Another consideration not mentioned by the CII and the ABI is that it will drag the process out even longer. Many advisers are well prepared for two years of pain while they re-engineer their businesses and sit exams. Postponing it for another year may lessen the impact in the short term but it is another year of flux and transition, worrying about exams and being distracted from the real business of client service.

It also delays the improvement of your business. Recent CII research showed that 33 per cent of those who do not currently take financial advice would consider doing so post-RDR. The RDR presents a business opportunity, a way to make advisory businesses more profitable and sustainable. As such, why wait?

The point is moot anyway as the FSA has said it remains committed to the existing timetable. Undoubtedly, there will be advisers who do not hit the deadline but among them will be those who have postponed and postponed in expectation that a change of government or a change of heart by the regulator would save them.
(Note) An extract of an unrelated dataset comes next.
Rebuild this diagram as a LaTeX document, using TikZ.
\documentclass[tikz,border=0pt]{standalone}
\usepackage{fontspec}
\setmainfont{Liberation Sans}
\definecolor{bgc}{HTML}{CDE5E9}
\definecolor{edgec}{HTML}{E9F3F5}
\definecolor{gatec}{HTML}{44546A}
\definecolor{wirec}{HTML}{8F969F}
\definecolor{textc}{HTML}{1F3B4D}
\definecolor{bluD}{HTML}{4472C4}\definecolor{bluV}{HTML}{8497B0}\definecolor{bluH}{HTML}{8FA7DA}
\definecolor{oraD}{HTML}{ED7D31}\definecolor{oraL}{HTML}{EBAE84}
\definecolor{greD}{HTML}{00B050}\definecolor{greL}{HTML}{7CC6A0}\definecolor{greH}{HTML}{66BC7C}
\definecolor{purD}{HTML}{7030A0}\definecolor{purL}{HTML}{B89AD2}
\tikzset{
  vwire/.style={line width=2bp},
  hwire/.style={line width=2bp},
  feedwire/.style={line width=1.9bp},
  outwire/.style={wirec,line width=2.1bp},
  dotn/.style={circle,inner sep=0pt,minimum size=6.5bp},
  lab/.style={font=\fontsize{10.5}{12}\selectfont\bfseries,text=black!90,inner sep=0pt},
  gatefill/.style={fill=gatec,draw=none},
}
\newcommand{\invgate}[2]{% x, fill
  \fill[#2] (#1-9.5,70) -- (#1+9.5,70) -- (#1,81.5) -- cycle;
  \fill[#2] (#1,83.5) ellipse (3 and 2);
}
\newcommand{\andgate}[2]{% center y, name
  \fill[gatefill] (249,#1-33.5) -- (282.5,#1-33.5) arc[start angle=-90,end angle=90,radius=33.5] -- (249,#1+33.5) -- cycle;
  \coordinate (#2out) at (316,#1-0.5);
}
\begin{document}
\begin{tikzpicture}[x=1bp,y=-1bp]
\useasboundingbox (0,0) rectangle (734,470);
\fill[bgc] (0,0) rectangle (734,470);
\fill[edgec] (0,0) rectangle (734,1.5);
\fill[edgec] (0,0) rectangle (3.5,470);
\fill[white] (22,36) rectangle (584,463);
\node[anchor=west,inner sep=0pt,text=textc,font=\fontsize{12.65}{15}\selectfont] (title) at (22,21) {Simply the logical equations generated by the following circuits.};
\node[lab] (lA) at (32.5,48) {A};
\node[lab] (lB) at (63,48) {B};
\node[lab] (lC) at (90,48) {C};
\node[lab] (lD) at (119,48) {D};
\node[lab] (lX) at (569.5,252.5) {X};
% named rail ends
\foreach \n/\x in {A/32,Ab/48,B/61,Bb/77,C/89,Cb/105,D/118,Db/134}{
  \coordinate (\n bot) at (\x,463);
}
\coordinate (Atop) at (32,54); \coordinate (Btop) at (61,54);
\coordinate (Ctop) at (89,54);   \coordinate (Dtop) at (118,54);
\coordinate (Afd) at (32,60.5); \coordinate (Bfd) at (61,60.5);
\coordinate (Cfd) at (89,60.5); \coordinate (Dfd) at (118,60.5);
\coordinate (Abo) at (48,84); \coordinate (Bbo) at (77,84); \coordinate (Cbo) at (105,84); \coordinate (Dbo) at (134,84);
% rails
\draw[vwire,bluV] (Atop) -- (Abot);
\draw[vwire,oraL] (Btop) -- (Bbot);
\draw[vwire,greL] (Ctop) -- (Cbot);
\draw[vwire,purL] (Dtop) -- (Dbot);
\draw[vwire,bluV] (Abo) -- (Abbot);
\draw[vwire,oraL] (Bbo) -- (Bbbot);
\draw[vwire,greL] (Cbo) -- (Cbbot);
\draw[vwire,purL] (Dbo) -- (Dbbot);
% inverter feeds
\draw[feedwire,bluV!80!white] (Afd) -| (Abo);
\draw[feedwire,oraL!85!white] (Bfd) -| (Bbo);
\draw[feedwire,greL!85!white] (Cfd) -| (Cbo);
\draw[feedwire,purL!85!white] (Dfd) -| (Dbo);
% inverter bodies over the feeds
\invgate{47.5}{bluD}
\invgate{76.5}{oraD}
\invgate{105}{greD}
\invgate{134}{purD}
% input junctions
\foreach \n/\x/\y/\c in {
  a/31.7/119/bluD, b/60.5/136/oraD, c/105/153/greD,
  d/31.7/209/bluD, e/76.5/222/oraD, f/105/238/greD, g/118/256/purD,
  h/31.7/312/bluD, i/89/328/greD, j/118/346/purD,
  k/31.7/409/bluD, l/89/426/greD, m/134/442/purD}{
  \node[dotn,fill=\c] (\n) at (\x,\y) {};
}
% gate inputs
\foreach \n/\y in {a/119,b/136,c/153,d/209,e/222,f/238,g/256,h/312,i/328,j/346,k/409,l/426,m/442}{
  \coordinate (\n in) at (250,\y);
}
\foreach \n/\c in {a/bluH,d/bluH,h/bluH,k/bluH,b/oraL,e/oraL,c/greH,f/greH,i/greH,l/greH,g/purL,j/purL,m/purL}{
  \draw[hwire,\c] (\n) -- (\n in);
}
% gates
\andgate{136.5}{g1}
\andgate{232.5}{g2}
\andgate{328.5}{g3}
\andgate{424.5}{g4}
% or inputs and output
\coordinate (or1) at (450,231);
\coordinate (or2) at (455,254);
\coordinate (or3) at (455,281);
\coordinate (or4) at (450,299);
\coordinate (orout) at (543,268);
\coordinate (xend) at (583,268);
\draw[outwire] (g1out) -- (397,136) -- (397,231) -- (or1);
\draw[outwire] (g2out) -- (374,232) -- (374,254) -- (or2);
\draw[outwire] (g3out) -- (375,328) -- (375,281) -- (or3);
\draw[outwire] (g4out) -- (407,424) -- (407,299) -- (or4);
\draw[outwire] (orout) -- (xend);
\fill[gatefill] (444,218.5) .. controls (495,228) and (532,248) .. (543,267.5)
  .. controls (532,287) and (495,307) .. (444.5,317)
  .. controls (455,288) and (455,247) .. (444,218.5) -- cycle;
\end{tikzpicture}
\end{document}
In this month’s Adviser Business, the focus is on knowing your business. Steve Billingham talks about how to deliver outstanding client service, focusing on reconnecting and gathering information on clients, so you know them better than anyone else. He believes this is a great insurance policy against them going elsewhere. Julie Hepworth at Perspective agrees that a key part of client retention is soliciting feedback from your clients and acting on it.

John Joe McKinley of Aegon talks about how you can analyse which clients are costing you money and decide how to deal with them. There are reasons to keep unprofitable clients but advisers need to be clear what they are and therefore why they are doing it. He also talks about how retainers can help deal with this.

Again, the key to this is knowing your business. You cannot decide where your areas of strength lie without a full analysis of your business and client base. Knowledge is power.